Paradise Valley falls within Maricopa County, so all family law cases are filed with the Maricopa County Superior Court. The filing fee for a dissolution petition is $376.23Maricopa County Clerk of Superior Court. Filing Fees Electronic filing is available for both attorneys and self-represented parties.

After filing, the petitioner must have the other spouse formally served with the petition and summons. Service can be completed by a sheriff, constable, or certified private process server. The other spouse can also voluntarily accept service, which speeds things up considerably. Once service is complete, the respondent has a limited time to file a response.

Arizona imposes a mandatory 60-day waiting period after service before the court can finalize the divorce.24Arizona Legislature. Arizona Code 25-329 – Waiting Period During this window, the parties exchange mandatory financial disclosures, attend the required Parent Information Program class if children are involved, and work toward a settlement. The 60-day minimum is exactly that, a minimum. Most contested cases take considerably longer.

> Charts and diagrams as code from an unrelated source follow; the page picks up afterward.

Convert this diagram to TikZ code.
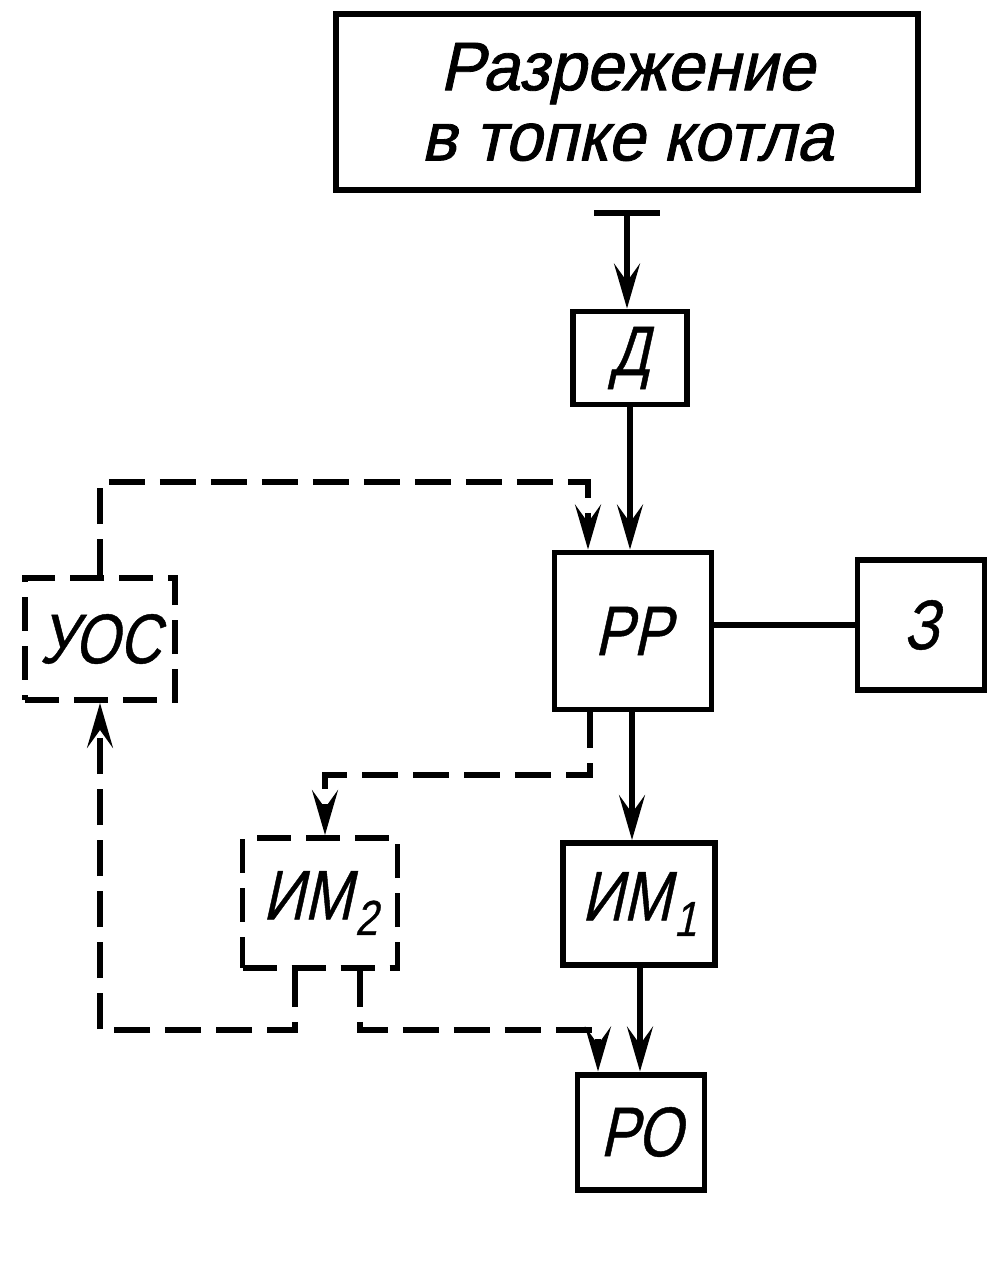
\documentclass[tikz,border=0pt]{standalone}
\usepackage{fontspec}
\setmainfont{Liberation Sans}
\newfontfamily\gost[FakeStretch=0.82,FakeSlant=0.22,FakeBold=0.6]{Liberation Sans}
\newfontfamily\gostw[FakeStretch=0.97,FakeSlant=0.22,FakeBold=1.2]{Liberation Sans}
\usetikzlibrary{arrows.meta}
\newcommand{\lowidx}[1]{\kern0.8pt\raisebox{-0.22em}{\fontsize{14}{15}\selectfont #1}}
\begin{document}
\begin{tikzpicture}[x=0.1mm,y=-0.1mm,
  blk/.style={draw,line width=1.7pt,inner sep=0pt,font=\gost\fontsize{20}{22}\selectfont},
  dblk/.style={blk,dash pattern=on 3.4mm off 1.5mm},
  conn/.style={line width=1.5pt},
  dconn/.style={conn,dash pattern=on 3.6mm off 1.5mm},
  arr/.style={-{Stealth[length=4.5mm,width=2.6mm,inset=1.8mm]}},
]
\useasboundingbox (0,0) rectangle (1000,1274);
\node[blk,minimum width=58.2mm,minimum height=17.6mm,align=center,font=\gostw\fontsize{19.5}{20}\selectfont] (top) at (627,102) {Разрежение\\в топке котла};
\node[blk,minimum width=11.4mm,minimum height=9.3mm] (D) at (630,358) {Д};
\node[blk,minimum width=15.7mm,minimum height=15.7mm] (PP) at (633,631) {РР};
\node[blk,minimum width=12.7mm,minimum height=13mm] (Z) at (921,625) {З};
\node[dblk,minimum width=15mm,minimum height=12.2mm] (UOS) at (100,639) {УОС};
\node[dblk,minimum width=15.5mm,minimum height=13mm] (IM2) at (320,903) {ИМ\lowidx{2}};
\node[blk,minimum width=15.2mm,minimum height=12.2mm] (IM1) at (639,904) {ИМ\lowidx{1}};
\node[blk,minimum width=12.7mm,minimum height=11.5mm] (RO) at (641,1132) {РО};
% input bar
\coordinate (tb) at (627,213);
\draw[conn] ([xshift=-3.3mm]tb) -- ([xshift=3.3mm]tb);
\draw[conn,arr] (tb) -- (tb |- D.north);
% D -> PP
\draw[conn,arr] (D.south) -- (D.south |- PP.north);
% PP -- Z
\draw[conn] (PP.east |- Z.west) -- (Z.west);
% UOS -> PP (dashed)
\draw[dconn,arr] (UOS.north) -- (100,482) -- (588,482) -- (588,0 |- PP.north);
% PP -> IM2 (dashed)
\draw[dconn,arr] (590,0 |- PP.south) -- (590,775) -- (325,775) -- (325,0 |- IM2.north);
% PP -> IM1
\draw[conn,arr] (632,0 |- PP.south) -- (632,0 |- IM1.north);
% IM1 -> RO
\draw[conn,arr] (640,0 |- IM1.south) -- (640,0 |- RO.north);
% IM2 -> RO (dashed)
\draw[dconn,arr] (360,0 |- IM2.south) -- (360,1030) -- (598,1030) -- (598,0 |- RO.north);
% IM2 -> UOS (dashed)
\draw[dconn,arr] (295,0 |- IM2.south) -- (295,1030) -- (100,1030) -- (UOS.south);
\end{tikzpicture}
\end{document}
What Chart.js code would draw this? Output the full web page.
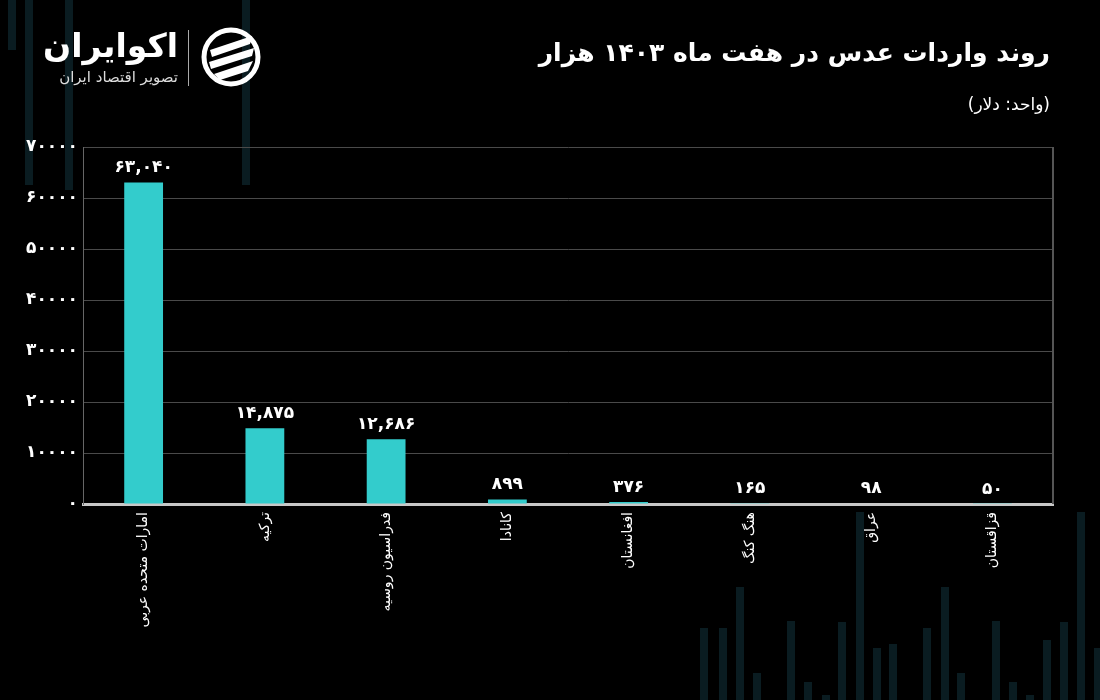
<!DOCTYPE html>
<html lang="fa">
<head>
<meta charset="utf-8">
<script src="https://cdn.jsdelivr.net/npm/chart.js@4.4.1/dist/chart.umd.min.js"></script>
<style>
  html, body { margin: 0; padding: 0; background: #000; }
  #wrap { position: relative; width: 1100px; height: 700px; overflow: hidden; background: #000; font-family: "DejaVu Sans", sans-serif; }
  .stripe { position: absolute; width: 8px; background: #0a1c21; }
  #chartBox { position: absolute; left: 0; top: 0; width: 1100px; height: 700px; }
  #title { position: absolute; right: 50px; top: 38px; color: #fff; font-weight: bold; font-size: 25px; direction: rtl; white-space: nowrap; }
  #unit { position: absolute; right: 50px; top: 94px; color: #fff; font-size: 17px; direction: rtl; white-space: nowrap; }
  #brand { position: absolute; left: 38px; top: 26px; color: #fff; direction: rtl; text-align: right; width: 140px; }
  #brand .name { font-weight: bold; font-size: 33px; line-height: 40px; }
  #brand .tag { font-size: 15px; color: #ddd; line-height: 22px; }
  #sep { position: absolute; left: 188px; top: 30px; width: 1px; height: 56px; background: #aaa; }
  #icon { position: absolute; left: 200px; top: 26px; }
</style>
</head>
<body>
<div id="wrap">
  <div id="stripes"></div>
  <div id="chartBox"><canvas id="lentilChart" width="1100" height="700"></canvas></div>
  <div id="brand"><div class="name">اکوایران</div><div class="tag">تصویر اقتصاد ایران</div></div>
  <div id="sep"></div>
  <svg id="icon" width="62" height="62" viewBox="0 0 62 62">
    <circle cx="31" cy="31" r="27" fill="none" stroke="#fff" stroke-width="5"/>
    <path d="M10 24 L52 10 L50 18 L12 31 Z" fill="#fff"/>
    <path d="M9 36 L54 22 L52 30 L11 43 Z" fill="#fff"/>
    <path d="M14 48 L53 35 L48 45 L20 54 Z" fill="#fff"/>
  </svg>
  <div id="title">روند واردات عدس در هفت ماه ۱۴۰۳ هزار</div>
  <div id="unit">(واحد: دلار)</div>
</div>
<script>
// داده‌ها
const categories = ['امارات متحده عربی', 'ترکیه', 'فدراسیون روسیه', 'کانادا', 'افغانستان', 'هنگ کنگ', 'عراق', 'قزاقستان'];
const imports = [63040, 14875, 12686, 899, 376, 165, 98, 50];
const yTicks = [0, 10000, 20000, 30000, 40000, 50000, 60000, 70000];

// نوارهای تزئینی پس‌زمینه
const stripeX = [8, 25, 65, 242, 700, 719, 736, 753, 787, 804, 822, 838, 856, 873, 889, 923, 941, 957, 992, 1009, 1026, 1043, 1060, 1077, 1094];
const stripeTop = [0, 0, 0, 0, 628, 628, 587, 673, 621, 682, 695, 622, 512, 648, 644, 628, 587, 673, 621, 682, 695, 640, 622, 512, 648];
const stripeBottom = [50, 185, 190, 185, 700, 700, 700, 700, 700, 700, 700, 700, 700, 700, 700, 700, 700, 700, 700, 700, 700, 700, 700, 700, 700];

const stripesEl = document.getElementById('stripes');
stripeX.forEach(function (x, i) {
    const d = document.createElement('div');
    d.className = 'stripe';
    d.style.left = x + 'px';
    d.style.top = stripeTop[i] + 'px';
    d.style.height = (stripeBottom[i] - stripeTop[i]) + 'px';
    stripesEl.appendChild(d);
});

const faDigits = '۰۱۲۳۴۵۶۷۸۹';
function toFa(str) {
    return String(str).replace(/[0-9]/g, function (d) { return faDigits[d]; });
}
function withComma(n) {
    return toFa(n.toString().replace(/\B(?=(\d{3})+(?!\d))/g, ','));
}

// برچسب مقادیر بالای ستون‌ها و خط سمت راست
const valueLabels = {
    id: 'valueLabels',
    afterDatasetsDraw(chart) {
        const ctx = chart.ctx;
        const area = chart.chartArea;
        ctx.save();
        ctx.strokeStyle = '#555';
        ctx.lineWidth = 2;
        ctx.beginPath();
        ctx.moveTo(area.right, area.top);
        ctx.lineTo(area.right, area.bottom);
        ctx.stroke();

        ctx.fillStyle = '#fff';
        ctx.font = 'bold 17px "DejaVu Sans"';
        ctx.textAlign = 'center';
        ctx.textBaseline = 'bottom';
        chart.getDatasetMeta(0).data.forEach(function (bar, i) {
            ctx.fillText(withComma(imports[i]), bar.x, bar.y - 6);
        });
        ctx.restore();
    }
};

const ctx = document.getElementById('lentilChart').getContext('2d');
new Chart(ctx, {
    type: 'bar',
    data: {
        labels: categories,
        datasets: [{
            data: imports,
            backgroundColor: '#33cccc',
            barPercentage: 0.32,
            categoryPercentage: 1
        }]
    },
    plugins: [valueLabels],
    options: {
        responsive: false,
        animation: false,
        layout: { padding: { top: 147, right: 47, left: 0, bottom: 0 } },
        plugins: {
            legend: { display: false },
            tooltip: { enabled: false }
        },
        scales: {
            x: {
                afterFit(scale) { scale.height = 196; },
                grid: { display: false, drawTicks: false },
                border: { color: '#c8c8c8', width: 3 },
                ticks: {
                    color: '#fff',
                    font: { family: 'DejaVu Sans', size: 14 },
                    minRotation: 90,
                    maxRotation: 90,
                    padding: 8,
                    autoSkip: false
                }
            },
            y: {
                min: 0,
                max: 70000,
                afterFit(scale) { scale.width = 83; },
                afterBuildTicks(scale) { scale.ticks = yTicks.map(function (v) { return { value: v }; }); },
                grid: { color: '#4a4a4a', lineWidth: 1, drawTicks: false },
                border: { color: '#666', width: 1 },
                ticks: {
                    color: '#fff',
                    font: { family: 'DejaVu Sans', size: 17, weight: 'bold' },
                    padding: 5,
                    callback: function (v) { return toFa(v); }
                }
            }
        }
    }
});
</script>
</body>
</html>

Mediation and Alternative Dispute Resolution

For cases involving disputes over legal decision-making or parenting time, Maricopa County requires the parties to attend mediation or an open negotiation session through the court’s Conciliation Services before a trial or hearing will be scheduled. Attorneys are not permitted to attend these sessions. The goal is to give parents one more structured opportunity to reach agreement before the court imposes a decision for them.25Superior Court of Arizona in Maricopa County. Request Mediation

How a Case Moves Through the System

The court assigns a single judge to oversee each family law case from beginning to end. Both parties must exchange financial documents and other relevant evidence early in the process under mandatory disclosure rules. This transparency is designed to prevent surprises at trial and encourage realistic settlement negotiations. If the parties settle all issues, the agreement is submitted to the court for approval and entry of the final decree. If disputes remain, the case proceeds to a trial where the judge makes the final decisions on contested matters.